──────── DATA SHOWN ────────
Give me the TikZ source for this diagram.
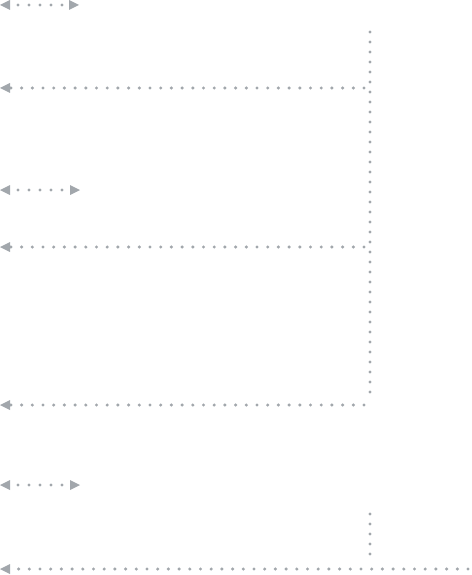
\documentclass[tikz,border=0pt]{standalone}
\usepackage{xcolor}
\usepackage{tikz}
\usetikzlibrary{arrows.meta, positioning, calc}
\definecolor{linegray}{RGB}{162,167,172}

\begin{document}
\begin{tikzpicture}[
   x = 1pt, y = -1pt,
   >= {Triangle[length=10pt, width=10pt, line width=0pt, fill=linegray]},
   dotline/.style = {draw=linegray, line width=3.4pt, line cap=round, dash pattern=on 0pt off 10.7pt},
   shortline/.style = {dotline, dash pattern=on 0pt off 11pt, dash phase=3pt},
   vline/.style = {dotline, dash pattern=on 0pt off 10pt}
   ]
  \useasboundingbox (0,0) rectangle (471,575);

  % Short arrows
  \coordinate (topL) at (0,5);
  \coordinate (topR) at (79,5);
  \coordinate (midL) at (0,190);
  \coordinate (midR) at (80,190);
  \coordinate (lowL) at (0,485);
  \coordinate (lowR) at (80,485);

  % Bus and branches
  \coordinate (busTop) at (370,32);
  \coordinate (busBot) at (370,400);
  \coordinate (branchA) at (364,88);
  \coordinate (endA) at (0,88);
  \coordinate (branchB) at (364,247);
  \coordinate (endB) at (0,247);
  \coordinate (branchC) at (364,405);
  \coordinate (endC) at (0,405);

  % Bottom line
  \coordinate (stubTop) at (370,514);
  \coordinate (stubBot) at (370,564);
  \coordinate (baseR) at (468,569);
  \coordinate (baseL) at (0,569);

  % Arrows
  \draw[shortline, <->] (topL) -- (topR);
  \draw[shortline, <->] (midL) -- (midR);
  \draw[shortline, <->] (lowL) -- (lowR);
  \draw[vline] (busTop) -- (busBot);
  \draw[dotline, ->] (branchA) -- (endA);
  \draw[dotline, ->] (branchB) -- (endB);
  \draw[dotline, ->] (branchC) -- (endC);
  \draw[vline] (stubTop) -- (stubBot);
  \draw[dotline, ->] (baseR) -- (baseL);
\end{tikzpicture}
\end{document}
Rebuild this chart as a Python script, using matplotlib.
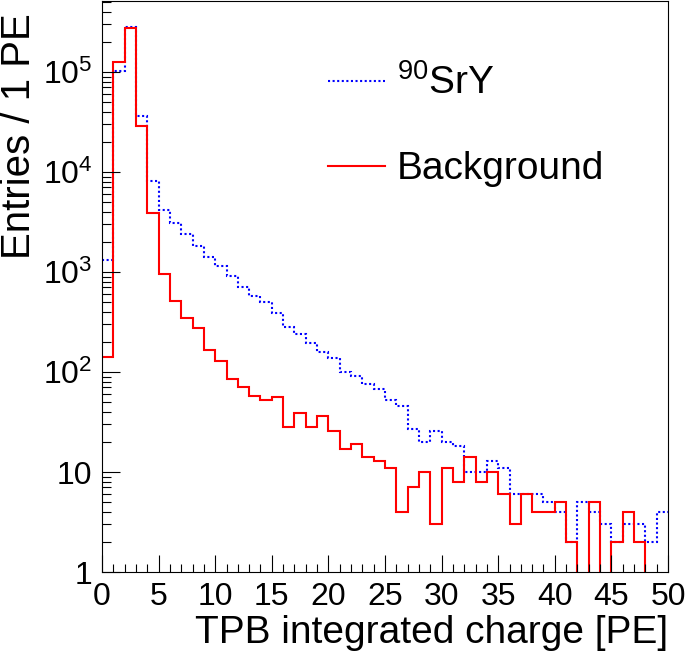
import numpy as np
import matplotlib
matplotlib.use("Agg")
import matplotlib.pyplot as plt
from matplotlib.ticker import LogLocator, NullFormatter, FixedLocator, FixedFormatter, MultipleLocator

plt.rcParams['font.family'] = ['Liberation Sans', 'DejaVu Sans']
plt.rcParams['mathtext.fontset'] = 'custom'
plt.rcParams['mathtext.rm'] = 'Liberation Sans'
plt.rcParams['mathtext.it'] = 'Liberation Sans:italic'
plt.rcParams['mathtext.bf'] = 'Liberation Sans:bold'

# bin edges, 1 PE per bin
edges = np.arange(0, 51, 1)

# 90SrY source spectrum (entries per bin)
sry = [1320, 1.02e5, 2.84e5, 3.6e4, 8200, 4170, 3110, 2380, 1820, 1400,
       1140, 920, 700, 575, 498, 393, 282, 240, 196, 157,
       139, 99, 92, 75, 68, 52, 46, 27, 20, 26,
       20, 18, 10, 10, 13, 11, 6, 6, 6, 5,
       4, 2, 5, 4, 3, 2, 3, 3, 2, 4]

# background spectrum (entries per bin)
bkg = [142, 1.27e5, 2.73e5, 2.9e4, 3920, 950, 517, 347, 275, 166,
       130, 85, 71, 57, 52, 56, 28, 39, 28, 36,
       26, 17, 19, 14, 13, 11, 4, 7, 10, 3,
       11, 8, 14, 8, 10, 6, 3, 6, 4, 4,
       5, 2, 0, 5, 0, 2, 4, 2, 0, 0]

ytick_vals = [1, 10, 100, 1000, 1e4, 1e5]
ytick_labels = ['1', '10', r'$\mathregular{10^{2}}$', r'$\mathregular{10^{3}}$',
                r'$\mathregular{10^{4}}$', r'$\mathregular{10^{5}}$']

fig = plt.figure(figsize=(6.85, 6.58), dpi=100)
ax = fig.add_axes([102 / 685, 1 - 572 / 658, 566 / 685, 571 / 658])

ax.stairs(sry, edges, baseline=None, color='#0000ff', lw=1.5,
          linestyle=(0, (1, 1.2)), label=r'$\mathregular{^{90}}$SrY')
ax.stairs(bkg, edges, baseline=None, color='#ff0000', lw=1.5,
          label='Background')

ax.set_yscale('log')
ax.set_xlim(0, 50)
ax.set_ylim(1, 10 ** 5.71)

ax.xaxis.set_major_locator(MultipleLocator(5))
ax.xaxis.set_minor_locator(MultipleLocator(1))
ax.yaxis.set_major_locator(FixedLocator(ytick_vals))
ax.yaxis.set_major_formatter(FixedFormatter(ytick_labels))
ax.yaxis.set_minor_locator(LogLocator(base=10, subs=np.arange(2, 10)))
ax.yaxis.set_minor_formatter(NullFormatter())

ax.tick_params(which='both', direction='in', top=False, right=False, labelsize=23)
ax.tick_params(axis='x', which='major', length=12.5, width=0.8, pad=7)
ax.tick_params(axis='x', which='minor', length=6, width=0.8)
ax.tick_params(axis='y', which='major', length=13, width=0.8, pad=7)
ax.tick_params(axis='y', which='minor', length=6.5, width=0.8)
for s in ax.spines.values():
    s.set_linewidth(0.8)

ax.set_xlabel('TPB integrated charge [PE]', fontsize=28, loc='right')
ax.xaxis.set_label_coords(1.0, -0.075)
ax.set_ylabel('Entries / 1 PE', fontsize=29, loc='top')
ax.yaxis.set_label_coords(-0.113, 0.979)

ax.legend(loc='upper left', bbox_to_anchor=(0.40, 0.889), frameon=False,
          fontsize=28, handlelength=1.46, handletextpad=0.3,
          labelspacing=1.26, borderpad=0, borderaxespad=0)

fig.savefig('out.png', dpi=100)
────────
(TASK OBJECTIVE):
What's needed is an exact copy of the lines above from the one with "Rebuild this chart" through the one with "from matplotlib.ticker import", both included; the pictures stay out.

(WRITTEN ANSWER):
Rebuild this chart as a Python script, using matplotlib.
import numpy as np
import matplotlib
matplotlib.use("Agg")
import matplotlib.pyplot as plt
from matplotlib.ticker import LogLocator, NullFormatter, FixedLocator, FixedFormatter, MultipleLocator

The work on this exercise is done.